Counterprotesters overwhelm alt-right organizers a year after Charlottesville
WASHINGTON, D.C. — Fewer than 25 white nationalists who arrived Sunday afternoon to march, speak and stage their “Unite The Right 2” rally at Lafayette Square found themselves overwhelmed by thousands of counterprotesters from groups like Antifa and the Black Lives Matter movement, and finally left before the rally was scheduled to begin.
“I hope this shows the white nationalists that we are willing to fight back,” said Prince George’s County resident Larry Hutchison, 31, who was one of a number of participants with handmade signs. “We are not just going to remain silent.”
Christopher Young, 44, said his outfit was the perfect attire to wear for the “Unite The Right 2” rally’s counterprotest. Young, who was born and raised in the District, decided to wear a Colin Kaepernick football jersey because “this is what he stands for” he said.
“Solidarity and numbers brings me out here today,” said Young, “because honestly, I wasn’t going to come. But I thought about for a while and I think the more people that are out here, the more it shows D.C. doesn’t want to have that here in the city.”
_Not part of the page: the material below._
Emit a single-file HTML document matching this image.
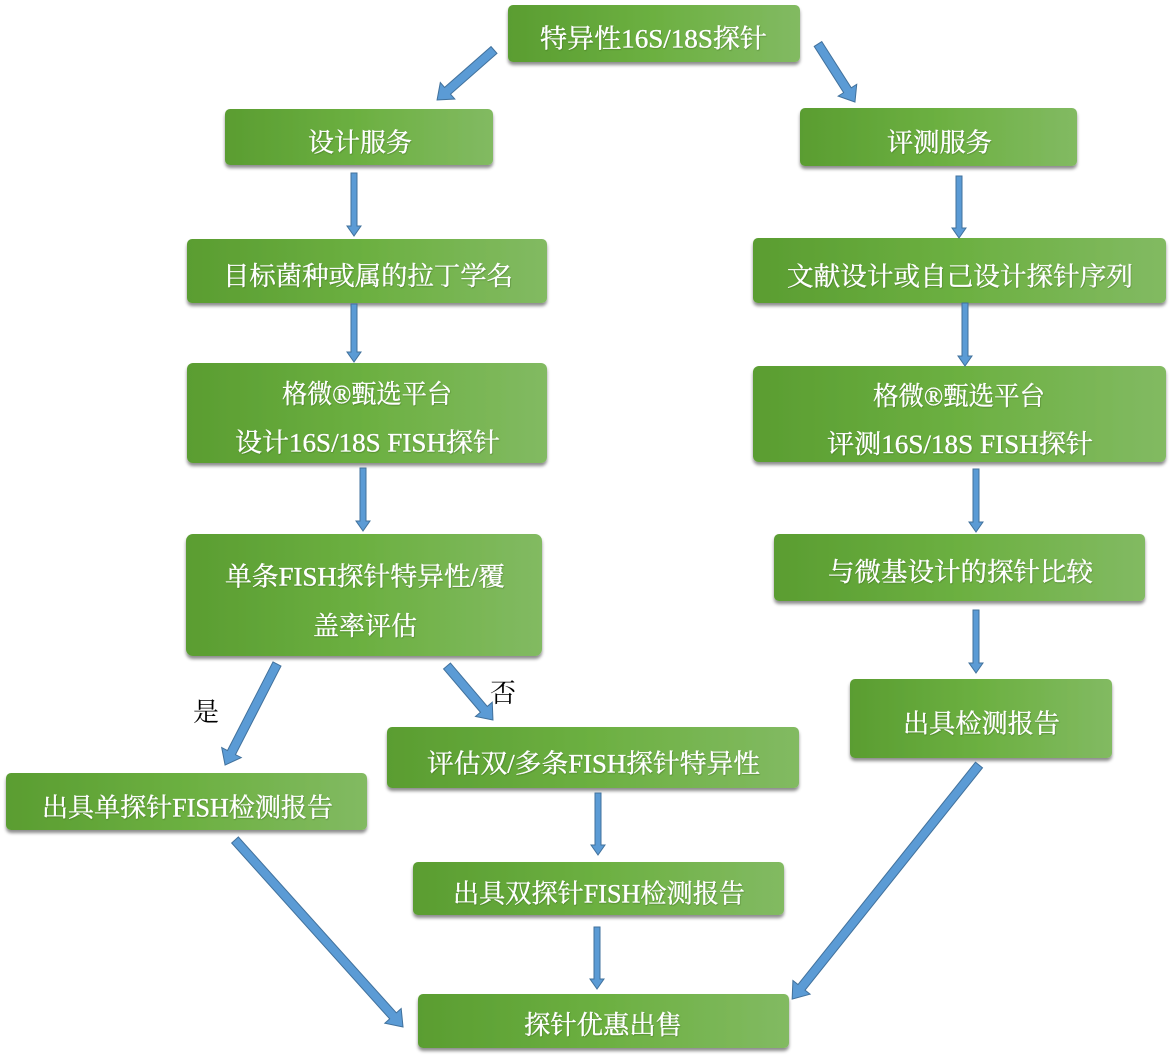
<!DOCTYPE html>
<html><head><meta charset="utf-8"><style>
html,body{margin:0;padding:0;background:#fff;}
svg{display:block;}
text{font-family:"Liberation Serif","Noto Serif CJK SC",serif;}
.t{fill:#fff;font-size:26px;stroke:#fff;stroke-width:0.35;}
.l{fill:#000;font-size:26px;}
.a{fill:#5b9bd5;stroke:#41719c;stroke-width:1;}
</style></head><body>
<svg width="1172" height="1058" viewBox="0 0 1172 1058" xmlns="http://www.w3.org/2000/svg">
<defs>
<linearGradient id="g" x1="0" y1="0" x2="1" y2="0">
<stop offset="0" stop-color="#5a9d31"/>
<stop offset="0.5" stop-color="#6cb041"/>
<stop offset="1" stop-color="#82ba62"/>
</linearGradient>
<filter id="s" x="-5%" y="-10%" width="110%" height="130%">
<feDropShadow dx="0" dy="3" stdDeviation="1.6" flood-color="#000" flood-opacity="0.45"/>
</filter>
<filter id="ts" x="-5%" y="-20%" width="110%" height="140%">
<feDropShadow dx="0.5" dy="0.8" stdDeviation="0.5" flood-color="#2d5a18" flood-opacity="0.5"/>
</filter>
</defs>

<!-- boxes -->
<g filter="url(#s)" fill="url(#g)">
<rect x="508" y="5" width="292" height="57" rx="5"/>
<rect x="225" y="109" width="268" height="56" rx="5"/>
<rect x="800" y="108" width="277" height="58" rx="5"/>
<rect x="187" y="239" width="360" height="64" rx="5"/>
<rect x="753" y="238" width="413" height="65" rx="5"/>
<rect x="187" y="363" width="360" height="100" rx="6"/>
<rect x="753" y="366" width="413" height="96" rx="6"/>
<rect x="186" y="534" width="356" height="122" rx="7"/>
<rect x="774" y="534" width="371" height="67" rx="5"/>
<rect x="850" y="679" width="262" height="79" rx="5"/>
<rect x="6" y="773" width="361" height="57" rx="5"/>
<rect x="387" y="727" width="412" height="61" rx="5"/>
<rect x="413" y="862" width="371" height="53" rx="5"/>
<rect x="418" y="994" width="371" height="54" rx="5"/>
</g>

<!-- box text -->
<g class="t" text-anchor="middle" filter="url(#ts)">
<text class="t" x="653.5" y="47.5" textLength="227" lengthAdjust="spacingAndGlyphs">特异性16S/18S探针</text>
<text class="t" x="360" y="151.5" textLength="104" lengthAdjust="spacingAndGlyphs">设计服务</text>
<text class="t" x="939.5" y="151.5" textLength="105" lengthAdjust="spacingAndGlyphs">评测服务</text>
<text class="t" x="368" y="285" textLength="290" lengthAdjust="spacingAndGlyphs">目标菌种或属的拉丁学名</text>
<text class="t" x="960" y="285.5" textLength="346" lengthAdjust="spacingAndGlyphs">文献设计或自己设计探针序列</text>
<text class="t" x="367" y="403" textLength="170" lengthAdjust="spacingAndGlyphs">格微®甄选平台</text>
<text class="t" x="367.5" y="451.5" textLength="265" lengthAdjust="spacingAndGlyphs">设计16S/18S FISH探针</text>
<text class="t" x="959" y="405" textLength="172" lengthAdjust="spacingAndGlyphs">格微®甄选平台</text>
<text class="t" x="960" y="453" textLength="266" lengthAdjust="spacingAndGlyphs">评测16S/18S FISH探针</text>
<text class="t" x="365" y="585.5" textLength="280" lengthAdjust="spacingAndGlyphs">单条FISH探针特异性/覆</text>
<text class="t" x="365" y="635" textLength="104" lengthAdjust="spacingAndGlyphs">盖率评估</text>
<text class="t" x="960.5" y="581" textLength="265" lengthAdjust="spacingAndGlyphs">与微基设计的探针比较</text>
<text class="t" x="981.5" y="732.5" textLength="157" lengthAdjust="spacingAndGlyphs">出具检测报告</text>
<text class="t" x="187.5" y="816.5" textLength="291" lengthAdjust="spacingAndGlyphs">出具单探针FISH检测报告</text>
<text class="t" x="593.5" y="772.5" textLength="333" lengthAdjust="spacingAndGlyphs">评估双/多条FISH探针特异性</text>
<text class="t" x="599" y="902.5" textLength="292" lengthAdjust="spacingAndGlyphs">出具双探针FISH检测报告</text>
<text class="t" x="603" y="1034" textLength="158" lengthAdjust="spacingAndGlyphs">探针优惠出售</text>
</g>

<!-- labels -->
<text class="l" x="206" y="721" text-anchor="middle">是</text>
<text class="l" x="503" y="702" text-anchor="middle">否</text>

<!-- vertical arrows -->
<g class="a">
<polygon points="351,173 357,173 357,226 361,226 354,236 347,226 351,226"/>
<polygon points="351,304 357,304 357,352 361,352 354,362 347,352 351,352"/>
<polygon points="360,468 366,468 366,521 370,521 363,531 356,521 360,521"/>
<polygon points="956,176 962,176 962,228 966,228 959,238 952,228 956,228"/>
<polygon points="962,303 968,303 968,356 972,356 965,366 958,356 962,356"/>
<polygon points="973,469 979,469 979,522 983,522 976,532 969,522 973,522"/>
<polygon points="973,610 979,610 979,663 983,663 976,673 969,663 973,663"/>
<polygon points="595,793 601,793 601,845 605,845 598,855 591,845 595,845"/>
<polygon points="594,927 600,927 600,979 604,979 597,989 590,979 594,979"/>
</g>

<!-- diagonal arrows -->
<g class="a">
<polygon transform="translate(494,50) rotate(138.7)" points="0,-4.5 61.8,-4.5 61.8,-11 75.8,0 61.8,11 61.8,4.5 0,4.5"/>
<polygon transform="translate(818,44) rotate(57.5)" points="0,-4.5 54.8,-4.5 54.8,-11 68.8,0 54.8,11 54.8,4.5 0,4.5"/>
<polygon transform="translate(277,664) rotate(117.2)" points="0,-4.5 99.6,-4.5 99.6,-11 113.6,0 99.6,11 99.6,4.5 0,4.5"/>
<polygon transform="translate(447,666) rotate(49.6)" points="0,-4.5 56.9,-4.5 56.9,-11 70.9,0 56.9,11 56.9,4.5 0,4.5"/>
<polygon transform="translate(235,840) rotate(48.06)" points="0,-4.5 236.4,-4.5 236.4,-11 251.4,0 236.4,11 236.4,4.5 0,4.5"/>
<polygon transform="translate(979,765) rotate(128.6)" points="0,-4.5 284.5,-4.5 284.5,-11 299.5,0 284.5,11 284.5,4.5 0,4.5"/>
</g>
</svg>
</body></html>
One year earlier, the first “Unite the Right” rally gained national attention as thousands of white nationalists clashed with counterprotesters in Charlottesville, Virginia, which resulted in the death of 31-year-old counterprotester Heather Heyer. This year, organizers, led by the first rally’s main organizer Jason Kessler, hoped for similar attendance at Lafayette Square, located near the White House. However, the counter-demonstrators far outnumbered the “Unite the Right 2” participants.
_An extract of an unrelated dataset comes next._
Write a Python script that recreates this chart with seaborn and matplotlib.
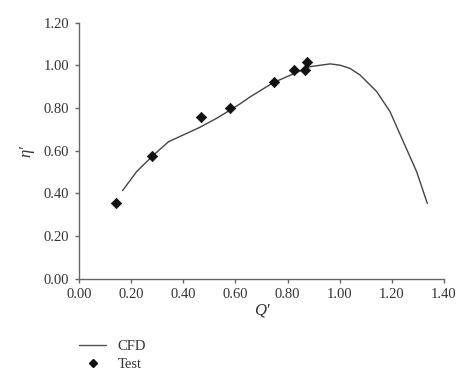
import numpy as np
import pandas as pd
import matplotlib
matplotlib.use("Agg")
import matplotlib.pyplot as plt
import seaborn as sns
from matplotlib.lines import Line2D

# CFD curve
cfd_q = [0.167, 0.221, 0.279, 0.343, 0.400, 0.464, 0.528, 0.579, 0.618, 0.656,
         0.745, 0.822, 0.886, 0.963, 1.001, 1.039, 1.078, 1.142, 1.193, 1.244,
         1.295, 1.336]
cfd_eta = [0.413, 0.502, 0.572, 0.642, 0.674, 0.710, 0.752, 0.790, 0.820, 0.852,
           0.919, 0.960, 0.994, 1.007, 1.001, 0.986, 0.955, 0.877, 0.783, 0.642,
           0.502, 0.353]

# test points
test_q = [0.142, 0.281, 0.469, 0.580, 0.748, 0.825, 0.868, 0.873]
test_eta = [0.356, 0.575, 0.757, 0.800, 0.922, 0.980, 0.978, 1.014]

xticks = [0.0, 0.2, 0.4, 0.6, 0.8, 1.0, 1.2, 1.4]
yticks = [0.0, 0.2, 0.4, 0.6, 0.8, 1.0, 1.2]

sns.set_style("white")
plt.rcParams["font.family"] = ["Liberation Serif", "DejaVu Serif"]

cfd = pd.DataFrame({"Q": cfd_q, "eta": cfd_eta})
test = pd.DataFrame({"Q": test_q, "eta": test_eta})

fig = plt.figure(figsize=(4.74, 3.87), dpi=100)
ax = fig.add_axes([0.1667, 0.2798, 0.77, 0.6615])

sns.lineplot(data=cfd, x="Q", y="eta", sort=False, color="#444444", linewidth=1.0, ax=ax)
sns.scatterplot(data=test, x="Q", y="eta", marker="D", s=28, color="#111111",
                edgecolor="#111111", linewidth=0.5, zorder=3, ax=ax)

ax.set_xlim(0, 1.4)
ax.set_ylim(0, 1.2)
ax.set_xticks(xticks)
ax.set_yticks(yticks)
ax.set_xticklabels([f"{v:.2f}" for v in xticks])
ax.set_yticklabels([f"{v:.2f}" for v in yticks])

for s in ["top", "right"]:
    ax.spines[s].set_visible(False)
for s in ["left", "bottom"]:
    ax.spines[s].set_color("#666666")
    ax.spines[s].set_linewidth(1.0)
ax.tick_params(axis="both", direction="out", length=3, width=1.0, color="#666666",
               labelsize=10.5, labelcolor="#333333", pad=4)
ax.tick_params(left=True, bottom=True)

ax.set_xlabel("Q\u2032", fontsize=12, fontstyle="italic", color="#333333", labelpad=1)
ax.set_ylabel("\u03b7\u2032", fontsize=12, fontstyle="italic", color="#333333", labelpad=7)

handles = [Line2D([], [], color="#555555", linewidth=1.0),
           Line2D([], [], marker="D", linestyle="none", color="#111111", markersize=4.5)]
fig.legend(handles, ["CFD", "Test"], loc="upper left", bbox_to_anchor=(0.14, 0.155),
           frameon=False, fontsize=10.5, handlelength=1.8, handletextpad=0.8,
           labelspacing=0.3, labelcolor="#333333")

fig.savefig("out.png", dpi=100)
As the crowd continued to grow at Freedom Plaza, the counterprotesters began to travel towards Lafayette Square where police were out in full force to keep the “Unite the Right 2” demonstrators separate from everyone else. As the rain began to pour and the sound of thunder echoed through the streets of the District, many of the counterprotesters shouted chants of “Revolution” at the small group of white nationalists.
“We came out here to try to keep the peace and have leaders and level heads amongst us, so things don’t get too crazy out of hand, “ said Aubrey “Japhari” Jones, president of Black Lives Matter 757, a BLM chapter located in the Tidewater area in Virginia. “A lot of times Black Lives Matter groups get blamed for a lot [of] the mayhem that goes on. We’re just tired of the movement getting blamed during situations like this; we just want to see peace, and third-generation hate not getting passed down,” said Jones.
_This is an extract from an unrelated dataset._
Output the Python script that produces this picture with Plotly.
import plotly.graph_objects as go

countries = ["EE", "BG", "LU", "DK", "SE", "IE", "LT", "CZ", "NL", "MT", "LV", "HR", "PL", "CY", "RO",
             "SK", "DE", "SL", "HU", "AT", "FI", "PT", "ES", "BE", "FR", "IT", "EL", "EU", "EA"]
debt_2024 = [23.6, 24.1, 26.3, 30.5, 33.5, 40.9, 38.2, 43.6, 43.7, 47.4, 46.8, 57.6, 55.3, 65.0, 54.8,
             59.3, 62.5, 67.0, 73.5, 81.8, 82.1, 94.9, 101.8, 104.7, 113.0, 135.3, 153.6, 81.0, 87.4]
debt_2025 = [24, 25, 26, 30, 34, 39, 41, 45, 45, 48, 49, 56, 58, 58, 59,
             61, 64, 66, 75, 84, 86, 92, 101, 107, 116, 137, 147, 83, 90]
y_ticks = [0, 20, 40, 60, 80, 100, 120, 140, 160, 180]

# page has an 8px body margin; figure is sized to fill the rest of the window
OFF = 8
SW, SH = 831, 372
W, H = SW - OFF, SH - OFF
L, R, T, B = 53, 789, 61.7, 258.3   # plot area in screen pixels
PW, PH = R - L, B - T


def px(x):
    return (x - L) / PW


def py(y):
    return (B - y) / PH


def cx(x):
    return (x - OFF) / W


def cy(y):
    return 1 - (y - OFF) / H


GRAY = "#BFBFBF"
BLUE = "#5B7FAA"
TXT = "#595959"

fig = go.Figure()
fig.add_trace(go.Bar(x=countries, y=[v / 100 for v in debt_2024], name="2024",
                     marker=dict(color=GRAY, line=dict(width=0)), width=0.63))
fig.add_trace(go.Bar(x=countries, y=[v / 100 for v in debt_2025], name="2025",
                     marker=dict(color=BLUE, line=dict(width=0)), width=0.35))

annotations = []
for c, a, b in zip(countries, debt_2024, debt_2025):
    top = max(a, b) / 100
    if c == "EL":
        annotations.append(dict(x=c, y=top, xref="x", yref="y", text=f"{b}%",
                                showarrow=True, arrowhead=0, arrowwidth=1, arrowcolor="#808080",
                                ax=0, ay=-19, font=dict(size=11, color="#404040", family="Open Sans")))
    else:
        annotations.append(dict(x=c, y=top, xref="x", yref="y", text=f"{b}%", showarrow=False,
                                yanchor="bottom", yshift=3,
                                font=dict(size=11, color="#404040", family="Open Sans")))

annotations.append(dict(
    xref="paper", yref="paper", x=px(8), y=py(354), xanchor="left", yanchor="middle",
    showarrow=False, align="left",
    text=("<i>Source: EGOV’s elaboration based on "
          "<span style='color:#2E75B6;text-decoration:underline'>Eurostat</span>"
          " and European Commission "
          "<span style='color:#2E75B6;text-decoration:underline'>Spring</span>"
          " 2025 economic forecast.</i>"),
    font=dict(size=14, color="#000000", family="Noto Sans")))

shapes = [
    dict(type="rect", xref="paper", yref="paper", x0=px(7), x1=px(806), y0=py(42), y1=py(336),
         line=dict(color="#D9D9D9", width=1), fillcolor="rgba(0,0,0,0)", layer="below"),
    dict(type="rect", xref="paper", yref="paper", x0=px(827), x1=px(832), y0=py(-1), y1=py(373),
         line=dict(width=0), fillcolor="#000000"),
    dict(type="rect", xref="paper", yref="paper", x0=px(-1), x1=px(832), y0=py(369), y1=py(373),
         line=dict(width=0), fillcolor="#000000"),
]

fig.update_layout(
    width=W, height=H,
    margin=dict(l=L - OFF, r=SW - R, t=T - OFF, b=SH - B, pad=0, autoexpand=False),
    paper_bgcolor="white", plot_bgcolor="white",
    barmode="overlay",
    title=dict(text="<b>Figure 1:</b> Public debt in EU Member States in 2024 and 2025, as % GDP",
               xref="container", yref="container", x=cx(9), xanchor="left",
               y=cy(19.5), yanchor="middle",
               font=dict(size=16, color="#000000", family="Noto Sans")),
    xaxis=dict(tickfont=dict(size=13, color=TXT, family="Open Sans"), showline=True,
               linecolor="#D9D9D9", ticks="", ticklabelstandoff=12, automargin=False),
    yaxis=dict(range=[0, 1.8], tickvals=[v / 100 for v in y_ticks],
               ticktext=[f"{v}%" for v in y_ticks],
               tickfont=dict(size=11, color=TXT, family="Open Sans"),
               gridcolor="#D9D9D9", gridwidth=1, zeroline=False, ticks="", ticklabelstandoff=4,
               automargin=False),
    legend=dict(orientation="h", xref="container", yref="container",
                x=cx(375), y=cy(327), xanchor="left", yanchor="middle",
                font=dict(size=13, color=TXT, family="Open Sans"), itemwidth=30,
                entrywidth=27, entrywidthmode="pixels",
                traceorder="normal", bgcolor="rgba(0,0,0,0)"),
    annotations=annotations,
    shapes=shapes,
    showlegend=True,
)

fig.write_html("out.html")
Originally, the white nationalist group, led by Kessler, planned to protest from 5:00 p.m. to 7:00 p.m., but they left Lafayette Square before the “Unite the Right 2” rally even began. Once told that the white nationalists were leaving, counterprotesters ran through the streets victoriously with many holding their fists in the air. Police let everyone move about freely once the white nationalist group headed back to Vienna.